Amid rising incarceration rates and a series of legislative changes making it harder for alleged offenders to be released on bail, data provided by the state’s coroner’s court revealed 16 Aboriginal people died while caught up with the justice system last year.
The previous record – eight – was set in 1997.
The revelation prompted an angry response from the Aboriginal Legal Service, as well as the families of the deceased.
The ALS’s principal legal officer, Nadine Miles, labelled it “unthinkable and shameful”, urging the government to introduce measures to give the coroner power to force police to follow up on recommendations stemming from inquests.
“No one should die alone, in pain and fear, forcibly separated from their loved ones,” Miles told the Guardian.
“The lives of these people’s families have been changed forever. There are children left behind to navigate the world without a parent. There are mums and dads, brothers and sisters, aunties and uncles, and grandparents desperately searching for answers and accountability.”
The spike came despite the overall number of people who died in custody or during a police operation falling to 43 – the lowest since 2018.
Most of the 13 people who died during a police operation were Indigenous.
This comes as the inquest into the death of Gomeroi man Gordon Copeland, who drowned in the Gwydir River in the early hours of 10 July 2021, came to a close last month.
In another case, Frank “Gud” Coleman, a 43-year-old Ngemba man, was found dead in his cell at Long Bay jail in July 2021.
His daughter, Lakota Coleman, and former partner, Skye Hipwell, remain shattered by his death.

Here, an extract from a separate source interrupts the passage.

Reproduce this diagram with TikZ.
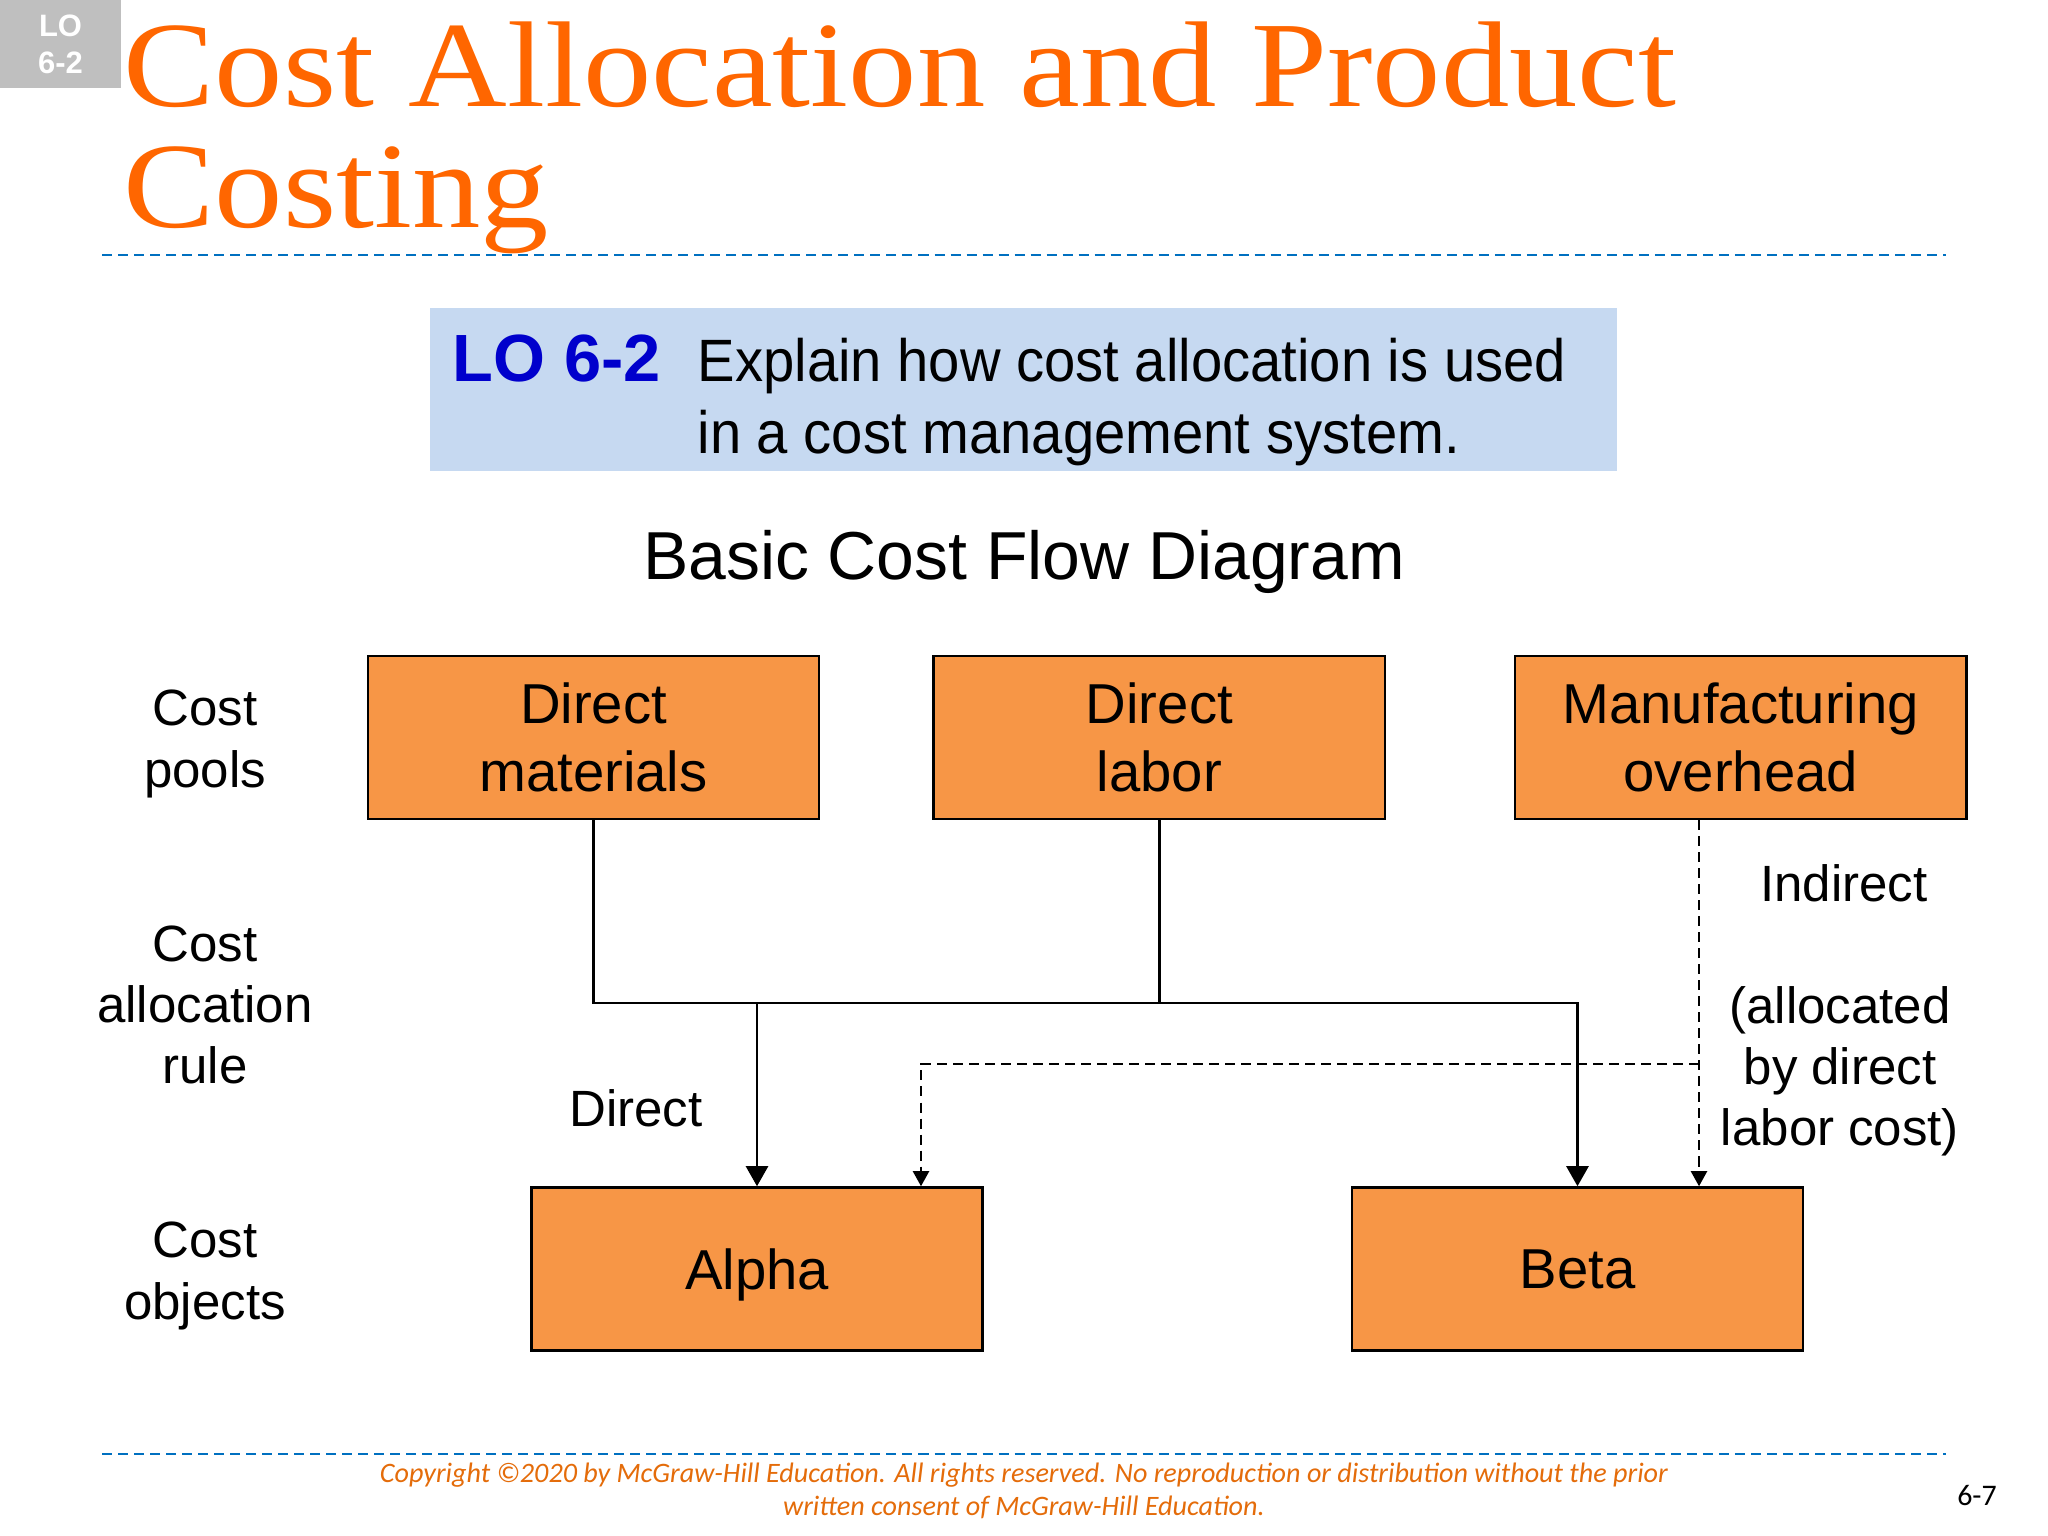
\documentclass[tikz,border=0pt]{standalone}
\usepackage{fontspec}
\usepackage{tikz}
\usetikzlibrary{arrows.meta}
\setmainfont{Liberation Sans}
\newfontfamily\titleserif[FakeStretch=1.12]{Liberation Serif}
\newfontfamily\loface[FakeStretch=0.94]{Liberation Sans}
\newfontfamily\copyface{Carlito}

\definecolor{titleorange}{RGB}{255,102,0}
\definecolor{boxorange}{RGB}{247,150,70}
\definecolor{lobg}{RGB}{198,217,241}
\definecolor{loblue}{RGB}{0,0,204}
\definecolor{linkblue}{RGB}{0,112,192}
\definecolor{tabgray}{RGB}{191,191,191}
\definecolor{copyorange}{RGB}{228,108,10}

\begin{document}
\begin{tikzpicture}[x=0.01cm, y=-0.01cm, node distance=5.7cm]
% Define styles
\tikzstyle{pool} = [rectangle, minimum width=4.51cm, minimum height=1.63cm, align=center, draw=black, line width=0.7pt, fill=boxorange, font=\fontsize{16}{19.3}\selectfont]
\tikzstyle{side} = [inner sep=0pt, align=center, font=\fontsize{14.5}{17.4}\selectfont]
\tikzstyle{divider} = [linkblue, line width=0.8pt, dash pattern=on 0.1cm off 0.06cm]
\tikzstyle{conn} = [line width=0.7pt]
\tikzstyle{arrow} = [line width=0.7pt, -{Triangle[length=0.2cm, width=0.22cm]}]
\tikzstyle{dasharrow} = [line width=0.6pt, dash pattern=on 0.1cm off 0.06cm, -{Triangle[length=0.15cm, width=0.16cm]}]

\useasboundingbox (0,0) rectangle (2048,1536);

% Header
\node (lotab) [fill=tabgray, text=white, minimum width=1.21cm, minimum height=0.88cm, inner sep=0pt, align=center, font=\bfseries\fontsize{8.8}{10.5}\selectfont] at (60.5,44) {LO\\6-2};
\node (title) [anchor=north west, inner sep=0pt, align=left, text=titleorange, font=\titleserif\fontsize{34.7}{34.4}\selectfont] at (123,21) {Cost Allocation and Product\\Costing};
\draw [divider] (102,255) -- (1946,255);

\node (lobox) [fill=lobg, minimum width=11.87cm, minimum height=1.63cm] at (1023.5,389.5) {};
\node (lotag) [anchor=base west, inner sep=0pt, text=loblue, font=\bfseries\fontsize{19}{20}\selectfont] at (452,381) {LO 6-2};
\node (loexpl) [anchor=north west, inner sep=0pt, align=left, font=\loface\fontsize{17}{20.5}\selectfont] at (697,337) {Explain how cost allocation is used\\in a cost management system.};

\node (heading) [anchor=base, inner sep=0pt, font=\fontsize{19.3}{23}\selectfont] at (1024,579) {Basic Cost Flow Diagram};

% Draw nodes
\node (dm) [pool] at (593.5,737.5) {Direct\\materials};
\node (dl) [pool, right of=dm, xshift=-0.045cm] {Direct\\labor};
\node (mo) [pool, right of=dl, xshift=0.11cm] {Manufacturing\\overhead};
\node (alpha) [pool, text depth=0pt] at (757,1269) {Alpha};
\node (beta) [pool, text depth=0pt] [right of=alpha, xshift=2.5cm] {Beta};

\node (pools) [side] at (205,744) {Cost\\pools};
\node (rule) [side] at (205,1005) {Cost\\allocation\\rule};
\node (objects) [side] at (205,1276) {Cost\\objects};
\node (direct) [side, anchor=base] at (636,1126) {Direct};
\node (indirect) [side, anchor=base] at (1844,901) {Indirect};
\node (basis) [side] at (1840,1071) {(allocated\\by direct\\labor cost)};

\coordinate (bus) at (0,1003);
\coordinate (ind) at (1699,1064);
\coordinate (indA) at (921,1064);

% Draw arrows
\draw [arrow] (dm.south) |- (beta.north |- bus) -- (beta.north);
\draw [conn] (dl.south) -- (dl.south |- bus);
\draw [arrow] (alpha.north |- bus) -- (alpha.north);
\draw [dasharrow] (mo.south -| ind) -- (beta.north -| ind);
\draw [dasharrow] (ind) -- (indA) -- (alpha.north -| indA);

% Footer
\draw [divider] (102,1454) -- (1946,1454);
\node (copy) [inner sep=0pt, align=center, text=copyorange, font=\copyface\itshape\fontsize{8}{9.4}\selectfont] at (1024,1491) {Copyright \textcopyright2020 by McGraw-Hill Education. All rights reserved. No reproduction or distribution without the prior\\written consent of McGraw-Hill Education.};
\node (page) [anchor=base, inner sep=0pt, font=\copyface\fontsize{8.5}{10}\selectfont] at (1977,1505) {6-7};
\end{tikzpicture}
\end{document}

While the number of deaths last year was “extraordinary”, Lakota also remembered that after her father’s death it was “barely a week” before she read about another death in custody.
“The feeling of, you’re grieving one, and then you see another one. You can’t explain your emotions. Sad, angry, it’s a mix of everything,” she said.
Governments across Australia have run numerous inquiries into deaths in custody, including the 1991 royal commission, from which many recommendations have never been implemented.
More recently, a NSW parliamentary inquiry into the incarceration of Indigenous people called for the state’s police watchdog’s role be expanded to include oversight of deaths in custody.
The Labor MP Adam Searle, who chaired that inquiry, said the recommendation should be “urgently” implemented.
“The number of First Nations people dying in custody has been too high for too long – and seems to be getting worse,” he said.
A spokesperson for the premier, Dominic Perrottet, said the government had “worked closely with Aboriginal communities to develop a strong relationship and remains committed to the National Agreement on Closing the Gap”.
The spokesperson said that collaboration included “addressing the disproportionate rates of Aboriginal incarceration”.
However, in its response to the inquiry, the government rejected the recommendation for independent oversight of deaths in custody.
Another recommendation, requiring NSW police or corrective services to provide updates about the implementation of coronial findings, was still under consideration.
Miles said the coroner should be given increased follow-up powers.
“The sheer number of lives lost should be a wake-up call to the NSW government and parliament,” she said.
“It’s not enough to keep issuing recommendations that never get implemented – this course of inaction is just an insult to grieving families.”
Lakota Coleman and Hipwell remain determined for Coleman to not become “just another black fella who died in jail”.
“It’s not just the loss of him as a dad or a brother, it’s a loss for our community as an Aboriginal person,” Lakota said.
Corrective Services NSW said it extended its “deepest sympathy to the families” of the people who had died, pointing to a review into Aboriginal deaths in custody currently being conducted on behalf of the agency.